Santa Barbara News-Press 5 October 2004

Jamie Freed

WASHINGTON -- Despite the efforts of Reps. Lois Capps and Elton Gallegly, county residents may have to continue paying to hike, camp, picnic and use other public facilities in Los Padres National Forest.

The House Resources Committee recently approved legislation extending Adventure Pass fees for 10 years beyond their current Dec. 31, 2005, expiration date.

However, because Congress is set to end its session this week, the bill will likely have to be reintroduced next year.

"This is an important issue, so if it is not brought up in this Congress, it will be brought up in the next one," Resources Committee spokesman Matt Streit said.

The Senate has already passed a bill to extend the fees, but the differences between it and the House bill would have to be modified in conference.

Currently, an Adventure Pass costs $5 per day or $30 per year.

Mrs. Capps, D-Santa Barbara, has been a strong opponent of national forest fees.

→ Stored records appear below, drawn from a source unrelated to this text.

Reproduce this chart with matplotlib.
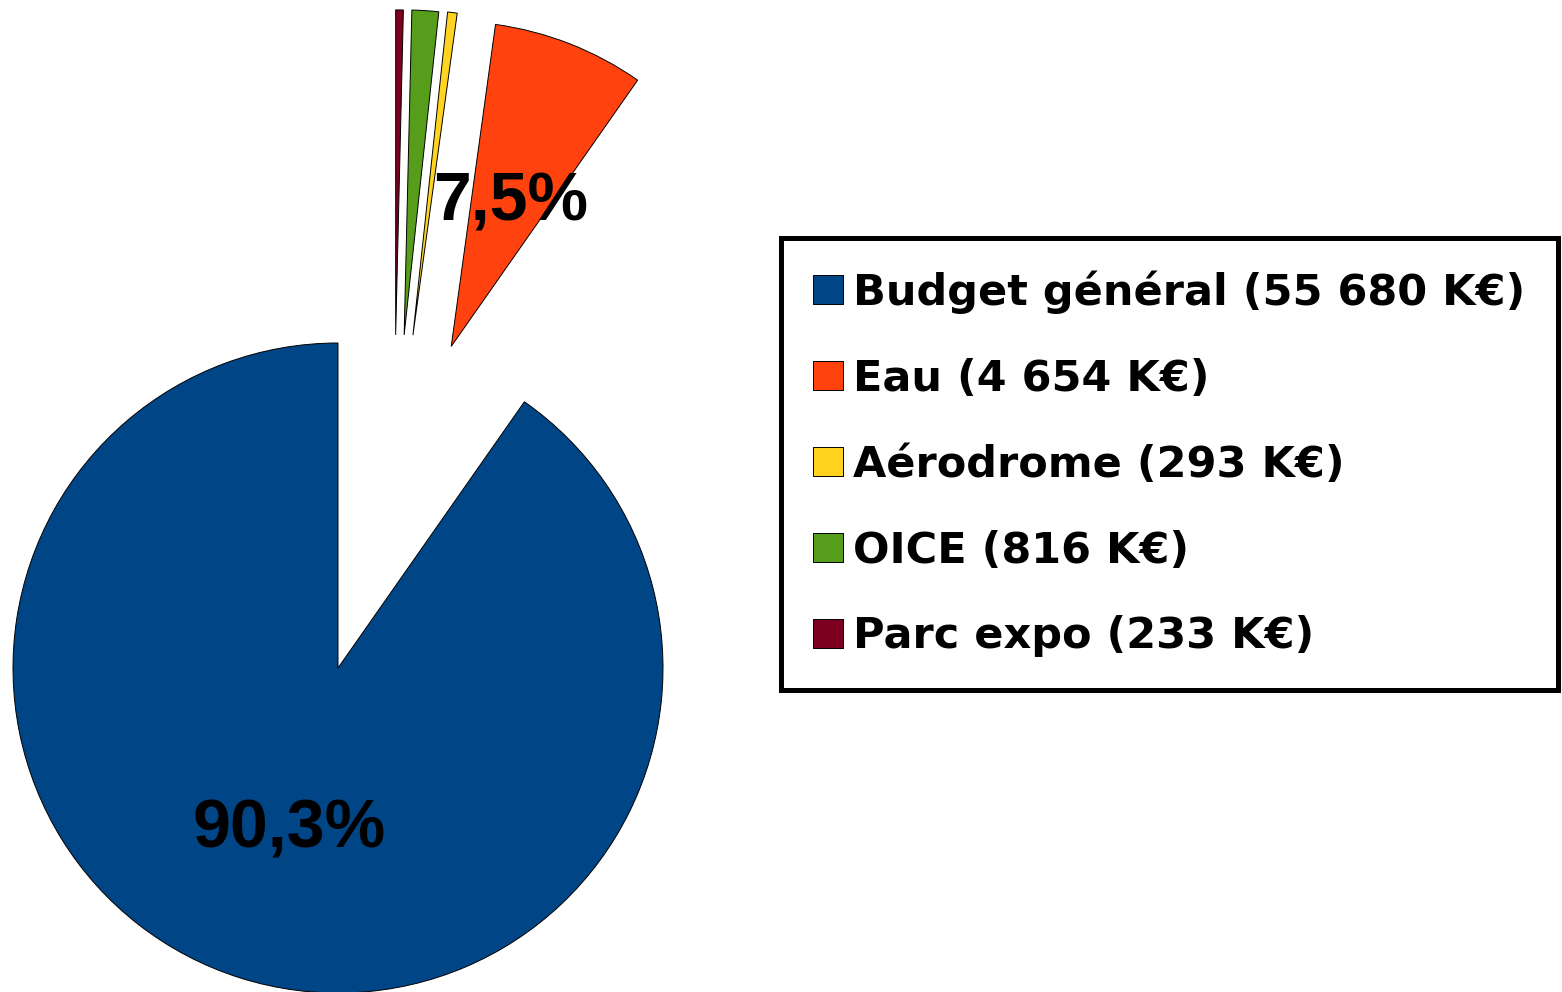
"""
Budget breakdown pie chart (exploded slices, legend on the right).
"""

import matplotlib
matplotlib.use("Agg")
import matplotlib.pyplot as plt

# Data
names = ['Budget général', 'Eau', 'Aérodrome', 'OICE', 'Parc expo']
values = [55680, 4654, 293, 816, 233]  # K€
colors = ['#004586', '#ff420e', '#ffd320', '#579d1c', '#7e0021']
explode = [0, 1.05, 1.05, 1.05, 1.05]

W, H, DPI = 1562, 992, 100
SCALE = 325.0          # pixels per unit radius
CX, CY = 338, 668      # pie centre in pixels (from top-left)

# extra nudge of the detached slices (radius units), to sit like the original
NUDGE = [(0, 0), (-0.035, 0.012), (0.103, -0.018), (0.135, -0.023),
         (0.165, -0.025)]


def fmt_pct(p):
    # only label the two large slices, french decimal comma
    if p < 5:
        return ''
    return f'{p:.1f}%'.replace('.', ',')


def fmt_kilo(v):
    return f'{v:,}'.replace(',', ' ')


fig = plt.figure(figsize=(W / DPI, H / DPI), dpi=DPI)
fig.patch.set_facecolor('white')
ax = fig.add_axes([0, 0, 1, 1])

wedges, texts, autotexts = ax.pie(
    values, explode=explode, colors=colors, startangle=90, counterclock=True,
    radius=1.0, autopct=fmt_pct, pctdistance=0.5,
    wedgeprops=dict(edgecolor='black', linewidth=0.7),
    textprops=dict(family='Liberation Sans', fontweight='bold', fontsize=49,
                   color='black'))

for w, t, (dx, dy) in zip(wedges, autotexts, NUDGE):
    cx, cy = w.center
    w.set_center((cx + dx, cy + dy))
    tx, ty = t.get_position()
    t.set_position((tx + dx, ty + dy))
    t.set_verticalalignment('center_baseline')

ax.set_xlim(-CX / SCALE, (W - CX) / SCALE)
ax.set_ylim(-(H - CY) / SCALE, CY / SCALE)
ax.set_aspect('equal')
ax.axis('off')

labels = [f'{n} ({fmt_kilo(v)} K€)' for n, v in zip(names, values)]
leg = fig.legend(wedges, labels, loc='upper left',
                 bbox_to_anchor=(781 / W, 1 - 238 / H),
                 bbox_transform=fig.transFigure, borderaxespad=0,
                 prop=dict(family='DejaVu Sans', weight='bold', size=31),
                 frameon=True, fancybox=False, framealpha=1,
                 handlelength=0.7, handleheight=0.68, handletextpad=0.23,
                 labelspacing=1.02, borderpad=0.75)
leg.get_frame().set_edgecolor('black')
leg.get_frame().set_linewidth(3.6)
for h in leg.legend_handles:
    h.set_linewidth(0.7)

fig.savefig('out.png', dpi=DPI, facecolor='white')
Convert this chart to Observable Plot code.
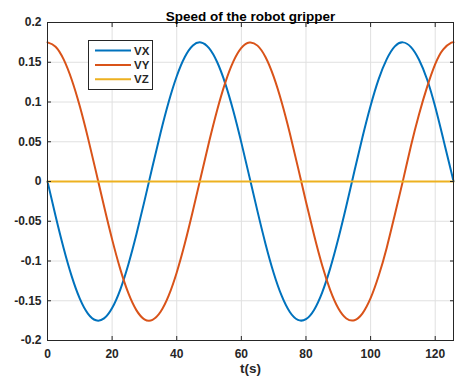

She has twice introduced bills to eliminate the fees and make up the lost revenues by eliminating subsidies to timber companies, only to see the measures die.

She also testified against this bill in 2003.

"American families already pay taxes to maintain their national parks and forests," Mrs. Capps said Monday. "Our public lands must be open to the public -- every member of the public."

Mr. Gallegly, R-Simi Valley, originally was in favor of the fees, but he said he decided the program was not cost-effective.

"They're spending more money to implement the program than to collect the fees," said his spokesman, Tom Pfeifer.

Mr. Gallegly has since supported Mrs. Capps in her unsuccessful bid to discontinue the Adventure Pass program.

But Mr. Streit said the revised fee structure would put to rest some of the complaints his office has received.

Much of that protest has come from California, home of Resources Committee Chairman Richard Pombo, R-Stockton, who supports the bill.

"Public participation is a new, crucial section that was missing from the original bill," Mr. Pombo said at a hearing last month.

Under the new legislation, local committees would be able to make recommendations to the Department of the Interior about which services in the forest should be free.

In addition, the new legislation mandates that 80 percent of recreation fees would have to remain in the forest for expenditure in ways that would benefit visitors, which Mr. Pombo said would alleviate concerns about mismanagement of public funds.